What the task requires: Look below for the line that contains "Recreate this image", then copy it and each following line to the end of the records, minus any pictures.

Records provided:
--------------------
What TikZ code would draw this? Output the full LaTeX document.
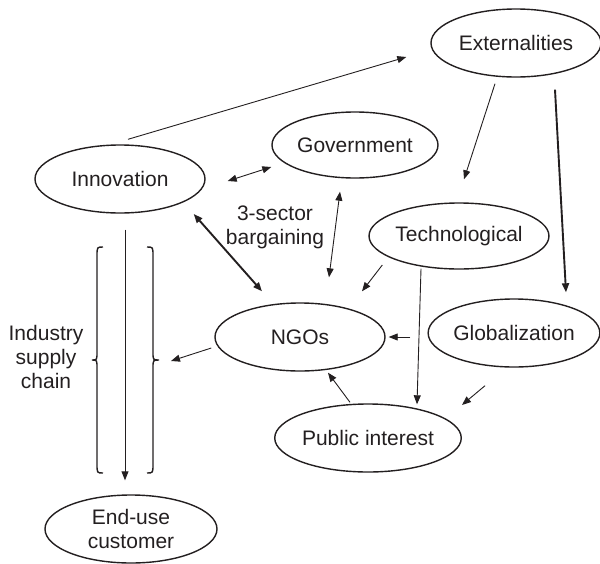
\documentclass[tikz,border=0pt]{standalone}
\usepackage{fontspec}
\setmainfont{Liberation Sans}
\usetikzlibrary{shapes.geometric,arrows.meta}
\definecolor{ink}{HTML}{231F20}
\begin{document}
\begin{tikzpicture}[x=1pt,y=-1pt,
  font=\fontsize{21}{24}\selectfont, color=ink,
  oval/.style={draw,ellipse,line width=1.4pt,inner sep=0pt,
    minimum width=170pt,minimum height=68pt,align=center},
  arr/.style={line width=0.9pt,-{Triangle[length=9pt,width=7pt]}},
  biarr/.style={line width=0.9pt,{Triangle[length=9pt,width=7pt]}-{Triangle[length=9pt,width=7pt]}},
  heavy/.style={line width=1.9pt},
  brc/.style={line width=1.4pt}]
\useasboundingbox (0,0) rectangle (600,563);

% actors
\node[oval] (ext)  at (516,43)  {Externalities};
\node[oval,minimum width=166pt,minimum height=66pt] (gov) at (355,145) {Government};
\node[oval] (inn)  at (120,179) {Innovation};
\node[oval,minimum width=172pt,minimum height=66pt] (tech) at (459,236) {Technological};
\node[oval] (ngo)  at (300,337) {NGOs};
\node[oval] (glob) at (514,333) {Globalization};
\node[oval] (pub)  at (368,438) {Public interest};
\node[oval,minimum width=172pt] (end) at (131,529) {End-use\\customer};

% labels
\node[align=center] (bargain) at (275,227) {3-sector\\bargaining};
\node[align=center] (chain) at (46,357) {Industry\\supply\\chain};

% braces round the supply chain
\draw[brc] (103,247) .. controls (97,247) .. (97,256) -- (97,352)
  .. controls (97,360) .. (92,360) .. controls (97,360) .. (97,368)
  -- (97,464) .. controls (97,473) .. (103,473);
\draw[brc] (147,247) .. controls (153,247) .. (153,256) -- (153,352)
  .. controls (153,360) .. (159,360) .. controls (153,360) .. (153,368)
  -- (153,464) .. controls (153,473) .. (147,473);
\coordinate (rbrace) at (159,360);

% connectors
\draw[arr] ([shift={(8,-5)}]inn.north) -- ([shift={(-24,14)}]ext.west);
\draw[biarr] ([shift={(22,2)}]inn.east) -- ([shift={(0,22)}]gov.west);
\draw[biarr,heavy] ([shift={(-12,35)}]inn.east) -- ([shift={(-38,-11)}]ngo.north);
\draw[biarr] ([shift={(-15,13)}]gov.south) -- ([shift={(29,-25)}]ngo.north);
\draw[arr] ([shift={(-21,6)}]ext.south) -- ([shift={(5,-23)}]tech.north);
\draw[arr,heavy] ([shift={(39,12)}]ext.south) -- ([shift={(52,-6)}]glob.north);
\draw[arr] ([shift={(14,29)}]tech.west) -- ([shift={(62,-11)}]ngo.north);
\draw[arr] ([shift={(-38,-1)}]tech.south) -- ([shift={(49,1)}]pub.north);
\draw[arr] ([shift={(-17,4)}]glob.west) -- ([shift={(3,0)}]ngo.east);
\draw[arr] ([shift={(-29,18)}]glob.south) -- ([shift={(0,-33)}]pub.east);
\draw[arr] ([shift={(-18,-1)}]pub.north) -- ([shift={(28,1)}]ngo.south);
\draw[arr] ([shift={(-3,11)}]ngo.west) -- ([shift={(12,1)}]rbrace);
\draw[arr] ([shift={(5,16)}]inn.south) -- ([shift={(-6,-14)}]end.north);
\end{tikzpicture}
\end{document}
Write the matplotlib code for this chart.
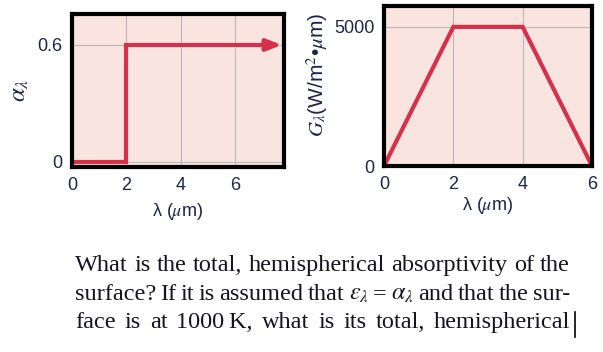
import matplotlib
matplotlib.use("Agg")
import matplotlib.pyplot as plt
from matplotlib.lines import Line2D

# ---- data ----
alpha_x = [0, 2, 2, 7.2]
alpha_y = [0, 0, 0.6, 0.6]
arrow_end_x = 7.72
G_x = [0, 2, 4, 6]
G_y = [0, 5000, 5000, 0]
left_xticks = [0, 2, 4, 6]
left_yticks = [0, 0.6]
left_yticklabels = ["0", "0.6"]
right_xticks = [0, 2, 4, 6]
right_yticks = [0, 5000]
right_yticklabels = ["0", "5000"]
text_lines = [
    ["What", "is", "the", "total,", "hemispherical", "absorptivity", "of", "the"],
    ["surface?", "If", "it", "is", "assumed", "that", r"$\varepsilon_\lambda$", "=",
     r"$\alpha_\lambda$", "and", "that", "the", "sur-"],
    ["face", "is", "at", "1000\u2009K,", "what", "is", "its", "total,", "hemispherical"],
]

RED = "#D6304A"
BG = "#F9E4DF"
NAVY = "#1C2646"
GRID = "#B9B9BC"

plt.rcParams["mathtext.fontset"] = "stix"
plt.rcParams["font.family"] = ["Liberation Sans", "DejaVu Sans"]

W, H = 603, 352
fig = plt.figure(figsize=(W / 100, H / 100), dpi=100)


def ax_rect(l, r, t, b):
    return [l / W, 1 - b / H, (r - l) / W, (b - t) / H]


def style(ax):
    ax.set_facecolor(BG)
    for s in ax.spines.values():
        s.set_linewidth(3.0)
        s.set_color("black")
        s.set_zorder(5)
    ax.tick_params(length=0, pad=7, labelsize=13, labelcolor=NAVY)
    ax.grid(True, color=GRID, lw=0.8)
    ax.set_axisbelow(True)


# ---- left panel ----
ax1 = fig.add_axes(ax_rect(72, 284, 14, 167))
style(ax1)
ax1.set_xlim(0, 7.8)
ax1.set_ylim(-0.026, 0.759)
ax1.set_xticks(left_xticks)
ax1.set_yticks(left_yticks)
ax1.set_yticklabels(left_yticklabels)
ax1.plot(alpha_x, alpha_y, color=RED, lw=3, solid_joinstyle="miter",
         solid_capstyle="butt", clip_on=False, zorder=3)
ax1.annotate("", xy=(arrow_end_x, alpha_y[-1]), xytext=(alpha_x[-1] - 0.05, alpha_y[-1]),
             arrowprops=dict(arrowstyle="-|>,head_length=0.9,head_width=0.35",
                             color=RED, lw=3, shrinkA=0, shrinkB=0), zorder=3)
ax1.set_xlabel(r"λ ($\mu$m)", fontsize=13, color=NAVY)
ax1.xaxis.label.set_va("center")
ax1.xaxis.set_label_coords(0.5, -0.29)
ax1.set_ylabel(r"$\alpha_\lambda$", fontsize=18, color=NAVY)
ax1.yaxis.label.set_va("center")
ax1.yaxis.set_label_coords(-0.25, 0.5)

# ---- right panel ----
ax2 = fig.add_axes(ax_rect(384, 592, 6, 166))
style(ax2)
ax2.set_xlim(0, 6)
ax2.set_ylim(0, 5750)
ax2.set_xticks(right_xticks)
ax2.set_yticks(right_yticks)
ax2.set_yticklabels(right_yticklabels)
ax2.plot(G_x, G_y, color=RED, lw=3, solid_joinstyle="miter", clip_on=True, zorder=3)
ax2.set_xlabel(r"λ ($\mu$m)", fontsize=13, color=NAVY)
ax2.xaxis.label.set_va("center")
ax2.xaxis.set_label_coords(0.5, -0.245)
ax2.set_ylabel(r"$G_\lambda$(W/m$^2$•$\mu$m)", fontsize=15, color=NAVY)
ax2.yaxis.label.set_va("center")
ax2.yaxis.set_label_coords(-0.32, 0.57)

# ---- justified paragraph ----
renderer = fig.canvas.get_renderer()
SERIF = ["Liberation Serif", "DejaVu Serif"]
TXT = "#141420"


def measure(s, size):
    t = fig.text(0, 0, s, fontsize=size, family=SERIF)
    w = t.get_window_extent(renderer).width
    t.remove()
    return w


x_left, x_right = 75, 570
avail = x_right - x_left
base = 17.0
space = measure("a a", base) - measure("aa", base)
scale = 10
for words in text_lines:
    tot = sum(measure(w, base) for w in words) + (len(words) - 1) * space * 0.65
    scale = min(scale, avail / tot)
size = min(17.5, base * scale)
baselines = [271, 300, 328]
for words, by in zip(text_lines, baselines):
    ws = [measure(w, size) for w in words]
    gap = (avail - sum(ws)) / (len(words) - 1)
    x = x_left
    for w, wd in zip(words, ws):
        fig.text(x / W, 1 - by / H, w, fontsize=size, family=SERIF, color=TXT,
                 va="baseline", ha="left")
        x += wd + gap

fig.add_artist(Line2D([575 / W, 575 / W], [1 - 337 / H, 1 - 312 / H],
                      transform=fig.transFigure, color="black", lw=1.2))

fig.savefig("out.png", dpi=100)
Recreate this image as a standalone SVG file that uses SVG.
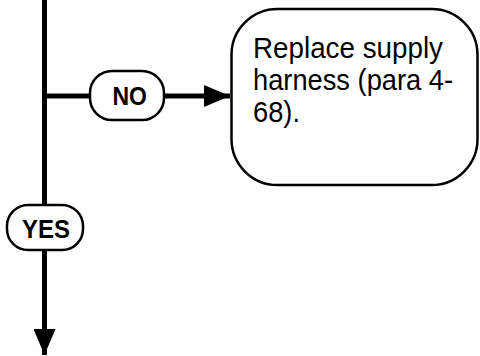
<svg xmlns="http://www.w3.org/2000/svg" width="480" height="356" viewBox="0 0 480 356">
<style>
.line{stroke:#000;stroke-width:5;fill:none}
.pill{fill:#fff;stroke:#000;stroke-width:2.5}
.lbl{font-family:"Liberation Sans",Arial,sans-serif;font-weight:bold;font-size:25px;fill:#000}
.body{font-family:"Liberation Sans",Arial,sans-serif;font-size:30px;fill:#000}
</style>
<defs>
<marker id="ah" markerUnits="userSpaceOnUse" markerWidth="26" markerHeight="22" refX="26" refY="11" orient="auto">
<path d="M0,0 L26,11 L0,22 Z" fill="#000"/>
</marker>
</defs>
<g id="connectors">
<line class="line" x1="44.5" y1="0" x2="44.5" y2="96"/>
<line class="line" x1="44.5" y1="96" x2="44.5" y2="355" marker-end="url(#ah)"/>
<line class="line" x1="44.5" y1="96" x2="230" y2="96" marker-end="url(#ah)"/>
</g>
<g id="no">
<rect class="pill" x="90" y="71" width="74" height="49" rx="22"/>
<text class="lbl" x="112.5" y="105" textLength="34.5" lengthAdjust="spacingAndGlyphs">NO</text>
</g>
<g id="yes">
<rect class="pill" x="7" y="205" width="76" height="45" rx="21"/>
<text class="lbl" x="22" y="238" textLength="48" lengthAdjust="spacingAndGlyphs">YES</text>
</g>
<g id="replace">
<rect class="pill" x="231.5" y="9" width="246" height="176" rx="46"/>
<text class="body"><tspan x="253" y="58" textLength="190" lengthAdjust="spacingAndGlyphs">Replace supply</tspan><tspan x="253" y="90" textLength="200" lengthAdjust="spacingAndGlyphs">harness (para 4-</tspan><tspan x="253" y="122" textLength="47" lengthAdjust="spacingAndGlyphs">68).</tspan></text>
</g>
</svg>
--------------------
Answer for the task:
Recreate this image as a standalone SVG file that uses SVG.
<svg xmlns="http://www.w3.org/2000/svg" width="480" height="356" viewBox="0 0 480 356">
<style>
.line{stroke:#000;stroke-width:5;fill:none}
.pill{fill:#fff;stroke:#000;stroke-width:2.5}
.lbl{font-family:"Liberation Sans",Arial,sans-serif;font-weight:bold;font-size:25px;fill:#000}
.body{font-family:"Liberation Sans",Arial,sans-serif;font-size:30px;fill:#000}
</style>
<defs>
<marker id="ah" markerUnits="userSpaceOnUse" markerWidth="26" markerHeight="22" refX="26" refY="11" orient="auto">
<path d="M0,0 L26,11 L0,22 Z" fill="#000"/>
</marker>
</defs>
<g id="connectors">
<line class="line" x1="44.5" y1="0" x2="44.5" y2="96"/>
<line class="line" x1="44.5" y1="96" x2="44.5" y2="355" marker-end="url(#ah)"/>
<line class="line" x1="44.5" y1="96" x2="230" y2="96" marker-end="url(#ah)"/>
</g>
<g id="no">
<rect class="pill" x="90" y="71" width="74" height="49" rx="22"/>
<text class="lbl" x="112.5" y="105" textLength="34.5" lengthAdjust="spacingAndGlyphs">NO</text>
</g>
<g id="yes">
<rect class="pill" x="7" y="205" width="76" height="45" rx="21"/>
<text class="lbl" x="22" y="238" textLength="48" lengthAdjust="spacingAndGlyphs">YES</text>
</g>
<g id="replace">
<rect class="pill" x="231.5" y="9" width="246" height="176" rx="46"/>
<text class="body"><tspan x="253" y="58" textLength="190" lengthAdjust="spacingAndGlyphs">Replace supply</tspan><tspan x="253" y="90" textLength="200" lengthAdjust="spacingAndGlyphs">harness (para 4-</tspan><tspan x="253" y="122" textLength="47" lengthAdjust="spacingAndGlyphs">68).</tspan></text>
</g>
</svg>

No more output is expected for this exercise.